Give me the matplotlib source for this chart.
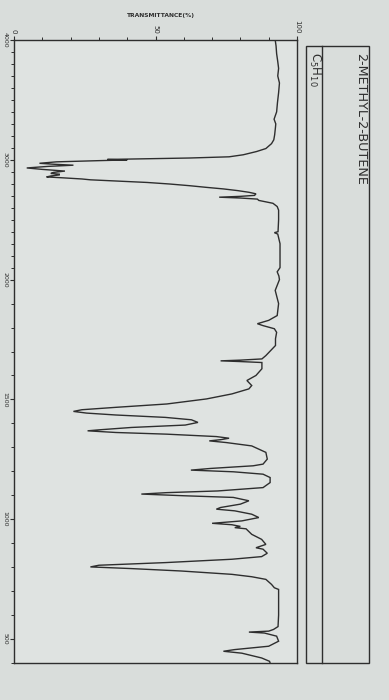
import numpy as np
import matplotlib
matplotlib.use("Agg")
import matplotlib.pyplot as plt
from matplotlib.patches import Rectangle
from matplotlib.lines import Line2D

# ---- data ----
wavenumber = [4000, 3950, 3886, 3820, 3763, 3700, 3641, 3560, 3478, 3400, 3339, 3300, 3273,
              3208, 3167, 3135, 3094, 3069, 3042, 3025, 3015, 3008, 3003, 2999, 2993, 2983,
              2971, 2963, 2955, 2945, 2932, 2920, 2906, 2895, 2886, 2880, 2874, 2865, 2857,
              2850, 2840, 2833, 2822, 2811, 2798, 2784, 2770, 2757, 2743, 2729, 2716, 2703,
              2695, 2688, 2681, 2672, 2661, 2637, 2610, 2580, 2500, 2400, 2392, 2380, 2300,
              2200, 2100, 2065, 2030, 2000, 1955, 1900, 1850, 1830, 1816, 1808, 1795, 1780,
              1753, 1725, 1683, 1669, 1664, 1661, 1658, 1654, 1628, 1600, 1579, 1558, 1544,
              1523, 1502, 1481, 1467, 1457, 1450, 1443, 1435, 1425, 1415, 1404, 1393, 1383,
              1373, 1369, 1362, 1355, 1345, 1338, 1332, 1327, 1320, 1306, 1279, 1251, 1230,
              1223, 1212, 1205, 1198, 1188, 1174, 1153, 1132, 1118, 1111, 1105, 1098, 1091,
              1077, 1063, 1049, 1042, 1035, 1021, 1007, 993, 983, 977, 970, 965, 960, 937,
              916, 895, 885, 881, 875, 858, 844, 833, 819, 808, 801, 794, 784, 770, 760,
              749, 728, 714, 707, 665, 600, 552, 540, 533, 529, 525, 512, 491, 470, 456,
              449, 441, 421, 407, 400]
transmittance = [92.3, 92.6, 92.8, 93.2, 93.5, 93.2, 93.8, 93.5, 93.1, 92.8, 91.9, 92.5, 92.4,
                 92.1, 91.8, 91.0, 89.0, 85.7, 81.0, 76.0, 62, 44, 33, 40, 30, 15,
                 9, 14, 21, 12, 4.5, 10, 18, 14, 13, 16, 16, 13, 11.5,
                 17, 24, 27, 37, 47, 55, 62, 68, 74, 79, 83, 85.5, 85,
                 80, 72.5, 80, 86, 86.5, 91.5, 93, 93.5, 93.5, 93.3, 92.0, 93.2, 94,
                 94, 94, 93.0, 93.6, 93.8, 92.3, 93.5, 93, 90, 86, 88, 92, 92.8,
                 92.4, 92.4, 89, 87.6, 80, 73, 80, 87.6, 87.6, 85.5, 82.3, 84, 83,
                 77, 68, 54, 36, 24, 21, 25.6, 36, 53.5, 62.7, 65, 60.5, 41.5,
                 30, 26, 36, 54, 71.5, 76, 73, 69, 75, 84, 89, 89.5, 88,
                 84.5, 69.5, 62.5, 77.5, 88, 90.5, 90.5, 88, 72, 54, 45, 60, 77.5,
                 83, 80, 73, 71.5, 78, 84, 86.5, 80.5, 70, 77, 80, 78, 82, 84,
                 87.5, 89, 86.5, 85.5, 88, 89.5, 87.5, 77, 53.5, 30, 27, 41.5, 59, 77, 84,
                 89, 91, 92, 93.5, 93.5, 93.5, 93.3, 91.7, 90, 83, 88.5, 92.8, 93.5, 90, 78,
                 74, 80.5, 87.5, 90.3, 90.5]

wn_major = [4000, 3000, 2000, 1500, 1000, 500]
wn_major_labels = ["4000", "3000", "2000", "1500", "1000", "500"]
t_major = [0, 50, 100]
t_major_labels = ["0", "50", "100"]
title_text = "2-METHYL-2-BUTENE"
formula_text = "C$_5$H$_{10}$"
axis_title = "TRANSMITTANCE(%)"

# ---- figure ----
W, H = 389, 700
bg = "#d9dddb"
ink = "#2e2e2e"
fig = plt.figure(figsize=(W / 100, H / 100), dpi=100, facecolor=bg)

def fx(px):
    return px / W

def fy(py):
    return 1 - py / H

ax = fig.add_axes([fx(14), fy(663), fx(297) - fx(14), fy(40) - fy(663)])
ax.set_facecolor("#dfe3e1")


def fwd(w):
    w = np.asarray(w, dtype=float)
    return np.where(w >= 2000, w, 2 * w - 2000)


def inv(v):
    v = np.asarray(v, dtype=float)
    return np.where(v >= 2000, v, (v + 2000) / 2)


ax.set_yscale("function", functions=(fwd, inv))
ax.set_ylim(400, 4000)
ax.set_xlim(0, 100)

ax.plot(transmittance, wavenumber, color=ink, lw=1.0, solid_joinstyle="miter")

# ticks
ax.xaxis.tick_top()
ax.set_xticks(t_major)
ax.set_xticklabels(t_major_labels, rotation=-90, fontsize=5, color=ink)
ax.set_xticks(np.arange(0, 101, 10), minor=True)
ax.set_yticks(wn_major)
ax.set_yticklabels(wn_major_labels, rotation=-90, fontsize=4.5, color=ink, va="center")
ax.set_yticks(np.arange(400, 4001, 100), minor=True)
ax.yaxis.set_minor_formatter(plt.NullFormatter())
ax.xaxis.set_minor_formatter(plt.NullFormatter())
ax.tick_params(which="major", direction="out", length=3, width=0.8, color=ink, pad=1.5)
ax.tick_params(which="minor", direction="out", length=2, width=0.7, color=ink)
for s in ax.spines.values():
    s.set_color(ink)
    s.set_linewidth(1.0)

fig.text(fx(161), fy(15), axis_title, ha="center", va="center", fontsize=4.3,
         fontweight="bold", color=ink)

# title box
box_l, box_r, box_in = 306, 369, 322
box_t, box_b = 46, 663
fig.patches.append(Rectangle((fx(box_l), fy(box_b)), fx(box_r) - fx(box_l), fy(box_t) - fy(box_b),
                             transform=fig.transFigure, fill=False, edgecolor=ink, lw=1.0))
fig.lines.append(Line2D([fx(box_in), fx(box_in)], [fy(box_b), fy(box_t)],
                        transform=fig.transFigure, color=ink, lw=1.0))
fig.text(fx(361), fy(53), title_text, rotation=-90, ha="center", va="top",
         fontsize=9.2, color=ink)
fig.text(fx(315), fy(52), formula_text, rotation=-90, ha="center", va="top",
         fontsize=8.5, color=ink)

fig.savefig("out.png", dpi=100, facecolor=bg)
■ ■ ■ ■
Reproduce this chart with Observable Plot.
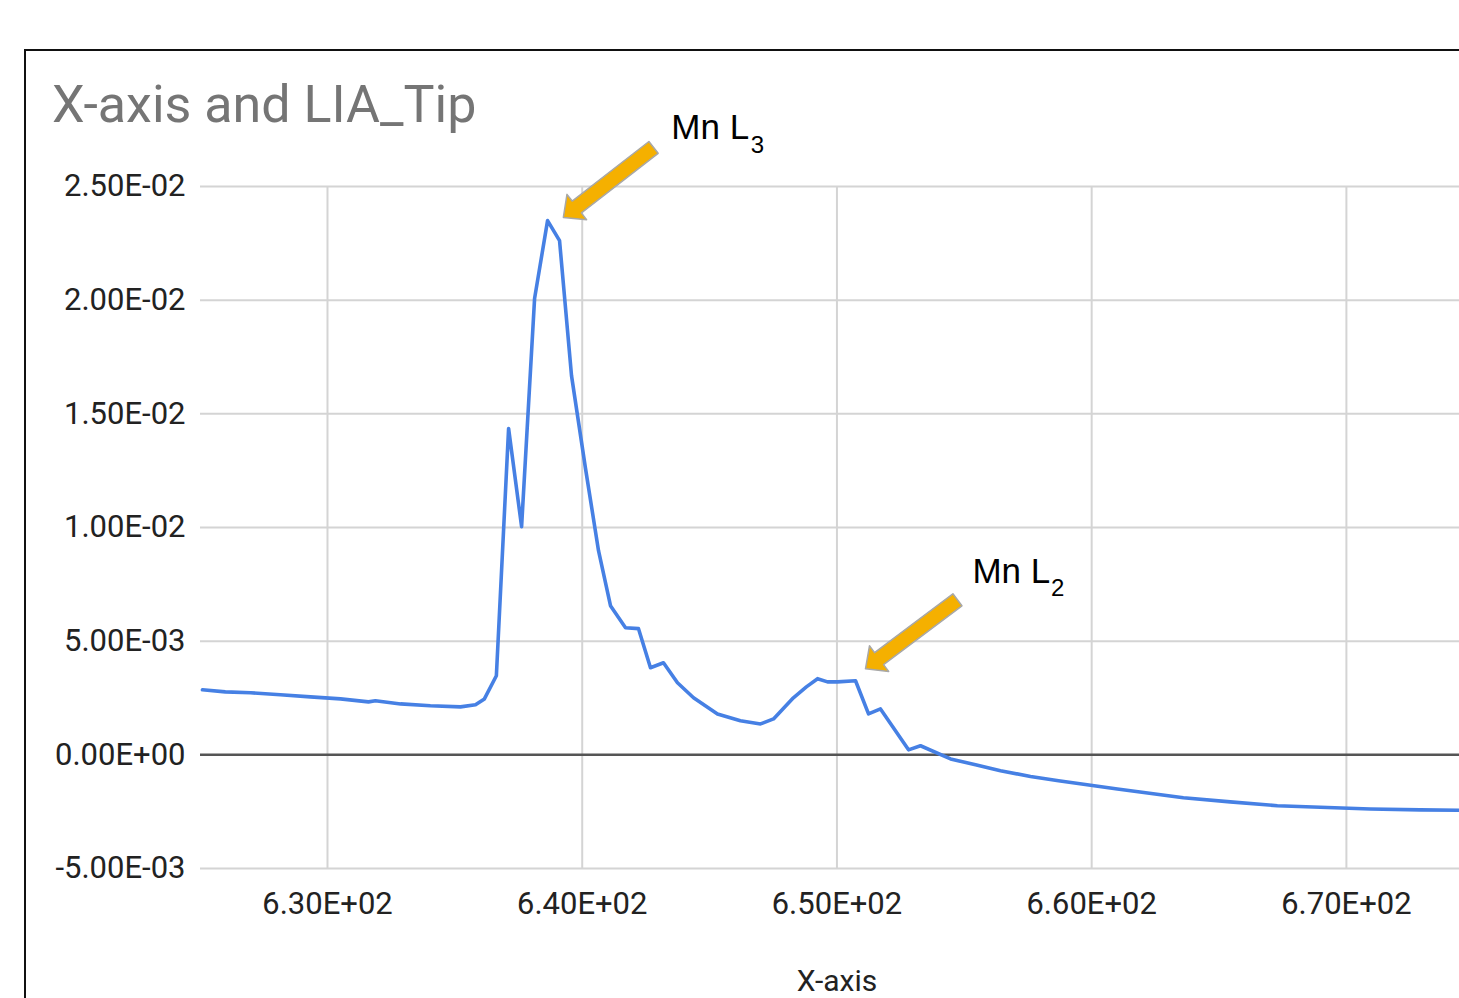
■ ■ ■ ■
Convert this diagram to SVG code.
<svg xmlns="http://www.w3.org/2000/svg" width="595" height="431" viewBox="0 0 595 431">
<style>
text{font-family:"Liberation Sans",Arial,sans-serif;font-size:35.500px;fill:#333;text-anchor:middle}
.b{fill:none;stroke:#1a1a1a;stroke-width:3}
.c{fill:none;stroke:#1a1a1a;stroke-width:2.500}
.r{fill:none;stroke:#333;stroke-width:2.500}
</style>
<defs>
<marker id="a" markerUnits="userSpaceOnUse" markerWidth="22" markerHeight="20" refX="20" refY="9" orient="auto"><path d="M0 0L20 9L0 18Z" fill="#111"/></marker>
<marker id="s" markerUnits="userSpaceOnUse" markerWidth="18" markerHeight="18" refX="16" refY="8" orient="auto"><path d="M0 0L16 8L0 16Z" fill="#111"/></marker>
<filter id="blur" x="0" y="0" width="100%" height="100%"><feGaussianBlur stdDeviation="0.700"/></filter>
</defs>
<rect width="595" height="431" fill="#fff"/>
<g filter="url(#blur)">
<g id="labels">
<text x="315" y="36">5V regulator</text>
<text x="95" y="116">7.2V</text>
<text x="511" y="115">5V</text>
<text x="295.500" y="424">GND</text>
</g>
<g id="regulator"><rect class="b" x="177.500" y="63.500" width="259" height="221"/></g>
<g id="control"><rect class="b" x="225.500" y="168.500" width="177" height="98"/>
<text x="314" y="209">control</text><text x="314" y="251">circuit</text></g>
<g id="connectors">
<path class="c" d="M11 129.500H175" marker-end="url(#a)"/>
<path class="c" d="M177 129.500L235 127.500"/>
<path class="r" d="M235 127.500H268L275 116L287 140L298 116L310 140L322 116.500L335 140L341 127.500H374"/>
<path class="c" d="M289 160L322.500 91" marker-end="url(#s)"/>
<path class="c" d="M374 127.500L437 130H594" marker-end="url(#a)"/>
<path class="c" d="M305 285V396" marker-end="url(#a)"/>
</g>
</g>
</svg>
■ ■ ■ ■
- _Job_
Above are the records. Copy word for word only their lines from the one holding "Give me the matplotlib source for this chart." through the one holding "from matplotlib.lines import Line2D", both included, and skip the images.

- _Answer for this exercise_
Give me the matplotlib source for this chart.
import numpy as np
import matplotlib
matplotlib.use("Agg")
import matplotlib.pyplot as plt
from matplotlib.patches import Rectangle
from matplotlib.lines import Line2D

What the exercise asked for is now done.